Many on the centre and centre-left come these days from the same starting-point, Amartya Sen’s capability theory, and there’s no reason why the centre-right shouldn’t buy into it to as well. We’re not talking of equality of income, or of opportunity, but something more personal, more in tune with our own time, the freedom  ‘to achieve what we are capable of’. It could be argued that freedom from the burdens of a centralised state, at the heart of the current Tory message, is just such a capability.

Both James Pannell and Gordon Brown (no Tories in this issue) outline policy programmes which are similar, highlighting how close in approach the two men are. A shame then that Pannell resigned in a death or glory moment. Time out from government has certainly given him the opportunity to catch up on his political philosophy reading.

Not a bad thing. He focuses in his piece on liberty, power and democracy – all vague terms, all capable of multiple definitions. They need to be re-defined for each generation, and for each country. How can we advocate liberty and democracy to Islamic and third world leaders when we don’t have a clear focus on what they mean in our own countries?

As a starting-point we need humility, and the understanding also the even the grandest principle is only a hypothesis. Not only are all definitions inadequate, they are also transient. Socialist aspirations to equality of income seem largely irrelevant to our own time. And now we see happiness as a measure coming up on the rails. It’s good to discuss it and make access to quality of life central to our beliefs, but, again, how on earth do we define it?

If that’s not enough to ponder over, there’s the difficulty is how you translate theory into practice, and both Brown and Pannell try hard to conjure policy out of principle. Policy statements all too often look very lonely out there, without a context.

Pannell derives three goals for our time from Sen: the freedom to choose our way of life, the power to achieve it, and democracy as public discussion. This in summary requires guaranteed jobs, a less centralised education system, responding to need, and everything from parliament initiating laws, American-style, to communities getting together to take local decisions. And much else besides.

Brown  also argues for a similar notion of freedom (the same hymn sheet here) and he claims many of his policies as Chancellor were Sen-inspired, including Sure Start. But it’s evident his experience as PM in the last few months has shifted the focus from a typically New Labour top-down approach to talk of  ‘a reciprocal relationship between the individual and the state’, and specifically people wanting a greater say over how they are governed, and that means institutional reform. That said, it would be crazy to think that measures on economic growth, the public finances, families and communities, climate and social mobility (Brown’s choice of headings) can be other than top-down. You don’t get such measures through by protracted debate, and the PM still talks of ‘the positive power of an enabling state’.
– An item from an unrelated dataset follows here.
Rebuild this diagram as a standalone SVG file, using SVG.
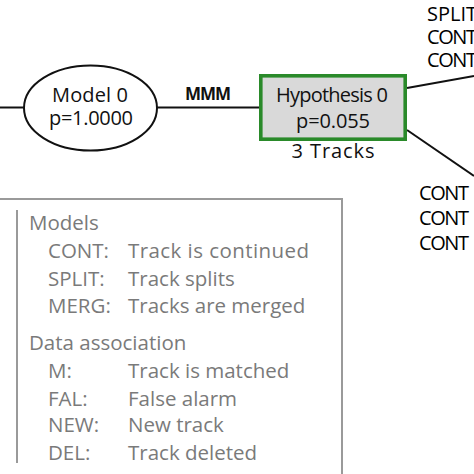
<svg xmlns="http://www.w3.org/2000/svg" width="474" height="474" viewBox="0 0 474 474">
<style>
text{font-family:"Open Sans","DejaVu Sans",sans-serif;}
.n{font-size:20px;fill:#111;}
.lbl{font-size:20px;fill:#000;}
.lg{font-size:20.5px;fill:#7a7a7a;}
.c{stroke:#111;stroke-width:2;fill:none;}
</style>
<rect width="474" height="474" fill="#fff"/>
<g id="connectors">
<line class="c" x1="0" y1="107.5" x2="24" y2="107.5"/>
<line class="c" x1="157" y1="107.5" x2="259" y2="107.5"/>
<line class="c" x1="407" y1="88" x2="474" y2="76"/>
<line class="c" x1="407" y1="130" x2="474" y2="176"/>
<text x="208" y="100" text-anchor="middle" style="font-size:17px;font-weight:bold;fill:#111" textLength="46">MMM</text>
</g>
<g id="model0">
<ellipse cx="90.5" cy="108" rx="66.5" ry="42.5" fill="#fff" stroke="#111" stroke-width="2"/>
<text class="n" x="90" y="102" text-anchor="middle" textLength="76">Model 0</text>
<text class="n" x="91" y="125" text-anchor="middle" textLength="84">p=1.0000</text>
</g>
<g id="hypothesis0">
<rect x="260.8" y="75.8" width="144.4" height="63.4" fill="#d9d9d9" stroke="#2a8a2a" stroke-width="3.6"/>
<text class="n" x="332" y="102" text-anchor="middle" textLength="112">Hypothesis 0</text>
<text class="n" x="333" y="128" text-anchor="middle" textLength="74">p=0.055</text>
<text class="n" x="333" y="158" text-anchor="middle" textLength="83">3 Tracks</text>
</g>
<g id="labels-upper">
<text class="lbl" x="427" y="21">SPLIT</text>
<text class="lbl" x="427" y="44" textLength="50">CONT</text>
<text class="lbl" x="427" y="67" textLength="50">CONT</text>
</g>
<g id="labels-lower">
<text class="lbl" x="419" y="200" textLength="50">CONT</text>
<text class="lbl" x="419" y="225" textLength="50">CONT</text>
<text class="lbl" x="419" y="250" textLength="50">CONT</text>
</g>
<g id="legend">
<rect x="-10" y="199" width="352" height="300" fill="none" stroke="#9a9a9a" stroke-width="2"/>
<line x1="17" y1="210" x2="17" y2="463" stroke="#9a9a9a" stroke-width="2"/>
<text class="lg" x="29" y="230">Models</text>
<text class="lg" x="48" y="258">CONT:</text>
<text class="lg" x="128" y="258" textLength="181">Track is continued</text>
<text class="lg" x="48" y="286">SPLIT:</text>
<text class="lg" x="128" y="286">Track splits</text>
<text class="lg" x="48" y="313">MERG:</text>
<text class="lg" x="128" y="313">Tracks are merged</text>
<text class="lg" x="29" y="350">Data association</text>
<text class="lg" x="48" y="378">M:</text>
<text class="lg" x="128" y="378">Track is matched</text>
<text class="lg" x="48" y="406">FAL:</text>
<text class="lg" x="128" y="406">False alarm</text>
<text class="lg" x="48" y="432">NEW:</text>
<text class="lg" x="128" y="432">New track</text>
<text class="lg" x="48" y="460">DEL:</text>
<text class="lg" x="128" y="460">Track deleted</text>
</g>
</svg>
I don’t think Sen as economist and philosopher any more than politicians could have anticipated the last few months. Capability may be an aspiration, but especially among the Tories accountability has become the watchword, much easier for the public to relate to. Instead of targets and bureaucracy, we will have full disclosure of performance, and accountability based on that. In Cameron’s post-bureaucratic state managers and middlemen, whether in health or education, are dispensable. Hence the confidence that so many can be culled.

How Cameron can really make a political philosophy out of this, connect an aspiration to one-nation social justice to across-the-board cuts, we shall have to see. Are so many jobs worthless, or if not worthless overpaid? A business can shed staff by refocusing its business on fewer core activities. Government (any party that wants to be elected, quite apart from considerations of morality and justice) can’t do so. And can so much shedding be done without creating chaos?

Politically we are in interesting times, and philosophically too.